Extracted data:

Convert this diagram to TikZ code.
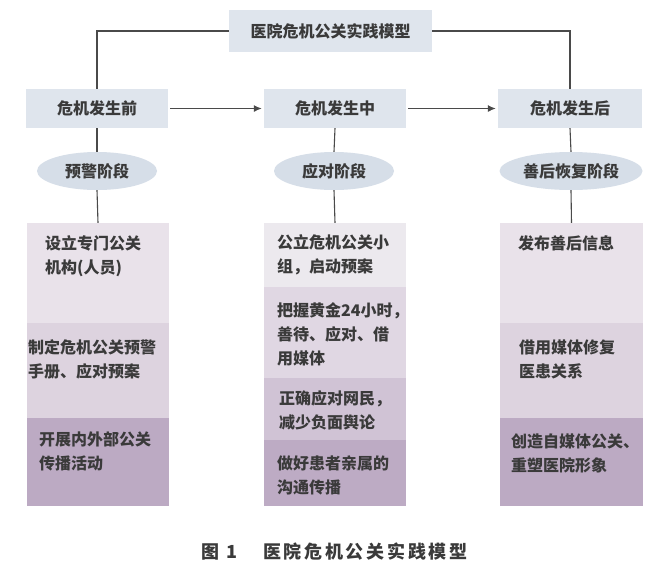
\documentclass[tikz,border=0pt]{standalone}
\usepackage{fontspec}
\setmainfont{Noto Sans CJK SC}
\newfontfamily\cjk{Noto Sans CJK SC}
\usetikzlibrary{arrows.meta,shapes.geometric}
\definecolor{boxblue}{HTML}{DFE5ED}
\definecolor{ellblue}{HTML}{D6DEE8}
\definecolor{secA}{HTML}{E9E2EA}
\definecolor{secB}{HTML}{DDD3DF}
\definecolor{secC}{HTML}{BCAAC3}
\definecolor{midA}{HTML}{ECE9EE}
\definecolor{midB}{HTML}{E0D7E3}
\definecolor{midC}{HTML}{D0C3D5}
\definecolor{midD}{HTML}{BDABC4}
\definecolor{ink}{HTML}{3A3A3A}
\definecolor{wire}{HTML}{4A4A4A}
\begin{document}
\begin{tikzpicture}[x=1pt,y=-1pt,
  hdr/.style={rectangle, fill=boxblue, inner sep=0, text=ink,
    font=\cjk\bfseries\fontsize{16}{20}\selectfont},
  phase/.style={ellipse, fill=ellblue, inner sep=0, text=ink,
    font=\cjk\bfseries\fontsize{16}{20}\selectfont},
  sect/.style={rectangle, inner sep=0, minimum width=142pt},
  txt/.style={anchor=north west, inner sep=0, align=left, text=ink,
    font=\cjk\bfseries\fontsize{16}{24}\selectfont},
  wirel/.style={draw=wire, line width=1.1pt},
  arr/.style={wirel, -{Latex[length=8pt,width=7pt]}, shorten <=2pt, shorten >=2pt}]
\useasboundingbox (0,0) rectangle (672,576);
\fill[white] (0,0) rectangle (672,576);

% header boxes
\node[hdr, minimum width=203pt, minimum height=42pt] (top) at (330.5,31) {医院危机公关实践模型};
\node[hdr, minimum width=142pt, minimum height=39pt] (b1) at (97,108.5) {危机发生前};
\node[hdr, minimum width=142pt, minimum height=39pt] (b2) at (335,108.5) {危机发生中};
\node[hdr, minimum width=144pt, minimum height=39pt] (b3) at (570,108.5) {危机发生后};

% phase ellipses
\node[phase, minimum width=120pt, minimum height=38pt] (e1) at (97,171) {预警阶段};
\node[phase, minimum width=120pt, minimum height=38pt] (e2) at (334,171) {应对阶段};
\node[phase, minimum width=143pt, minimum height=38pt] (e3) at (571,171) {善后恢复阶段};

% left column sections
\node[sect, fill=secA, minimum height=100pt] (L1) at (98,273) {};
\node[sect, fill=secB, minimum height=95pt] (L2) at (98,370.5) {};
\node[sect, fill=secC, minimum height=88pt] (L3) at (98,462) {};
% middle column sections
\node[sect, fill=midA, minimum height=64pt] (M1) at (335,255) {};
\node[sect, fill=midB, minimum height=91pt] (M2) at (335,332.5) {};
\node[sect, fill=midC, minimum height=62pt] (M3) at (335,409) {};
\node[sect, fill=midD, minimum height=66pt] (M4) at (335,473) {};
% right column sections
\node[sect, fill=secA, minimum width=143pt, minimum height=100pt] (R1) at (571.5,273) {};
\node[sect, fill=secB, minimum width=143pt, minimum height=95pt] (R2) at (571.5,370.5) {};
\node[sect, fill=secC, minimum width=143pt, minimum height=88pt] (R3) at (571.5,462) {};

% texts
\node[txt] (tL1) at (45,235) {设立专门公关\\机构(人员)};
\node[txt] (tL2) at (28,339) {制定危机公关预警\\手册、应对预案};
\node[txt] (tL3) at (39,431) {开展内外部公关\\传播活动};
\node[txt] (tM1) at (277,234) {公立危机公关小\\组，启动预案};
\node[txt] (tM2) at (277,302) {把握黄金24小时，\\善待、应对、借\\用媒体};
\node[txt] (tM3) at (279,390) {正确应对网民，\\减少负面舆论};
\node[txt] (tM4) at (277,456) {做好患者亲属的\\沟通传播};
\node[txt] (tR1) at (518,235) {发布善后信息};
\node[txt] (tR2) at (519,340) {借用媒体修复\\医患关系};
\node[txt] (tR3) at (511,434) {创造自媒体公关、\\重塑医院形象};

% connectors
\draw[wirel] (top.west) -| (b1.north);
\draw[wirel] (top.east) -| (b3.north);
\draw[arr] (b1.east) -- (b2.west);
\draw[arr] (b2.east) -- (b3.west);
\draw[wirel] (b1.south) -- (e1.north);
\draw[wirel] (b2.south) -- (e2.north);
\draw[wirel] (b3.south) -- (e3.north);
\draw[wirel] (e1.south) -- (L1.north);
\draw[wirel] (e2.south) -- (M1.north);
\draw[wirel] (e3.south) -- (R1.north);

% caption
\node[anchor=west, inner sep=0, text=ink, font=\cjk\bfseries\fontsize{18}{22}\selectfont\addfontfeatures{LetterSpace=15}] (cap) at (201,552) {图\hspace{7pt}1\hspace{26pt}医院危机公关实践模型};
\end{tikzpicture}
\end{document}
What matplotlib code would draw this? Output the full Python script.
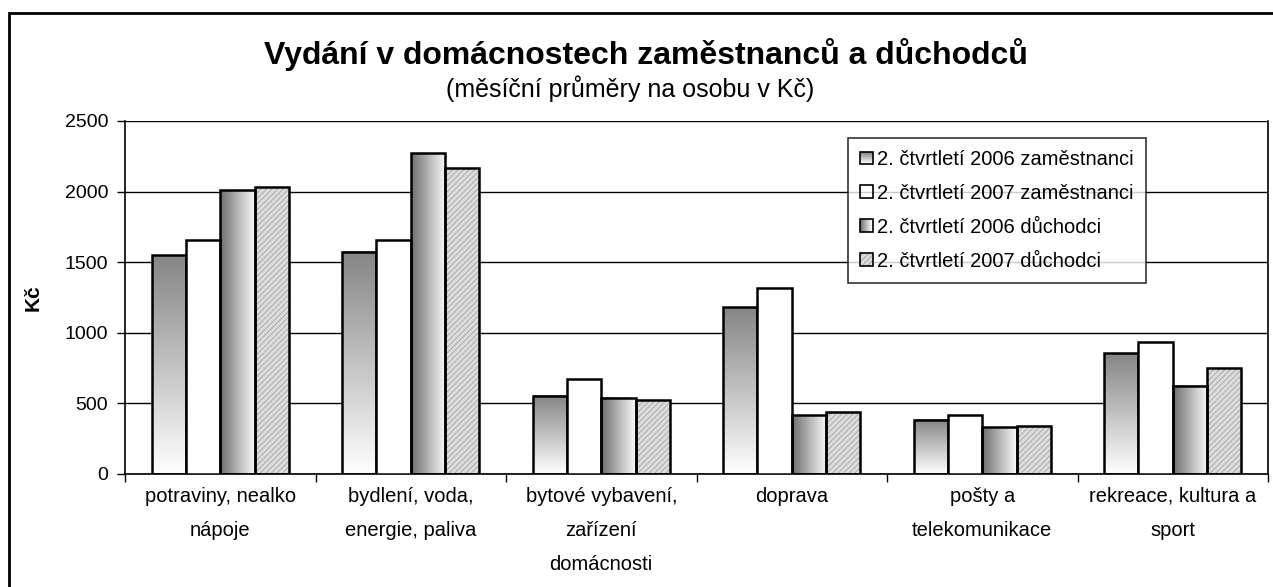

What is asked: Select and copy every line of the listing with the word "draw".

Exercise answer:
  wirel/.style={draw=wire, line width=1.1pt},
\draw[wirel] (top.west) -| (b1.north);
\draw[wirel] (top.east) -| (b3.north);
\draw[arr] (b1.east) -- (b2.west);
\draw[arr] (b2.east) -- (b3.west);
\draw[wirel] (b1.south) -- (e1.north);
\draw[wirel] (b2.south) -- (e2.north);
\draw[wirel] (b3.south) -- (e3.north);
\draw[wirel] (e1.south) -- (L1.north);
\draw[wirel] (e2.south) -- (M1.north);
\draw[wirel] (e3.south) -- (R1.north);
What matplotlib code would draw this? Output the full Python script.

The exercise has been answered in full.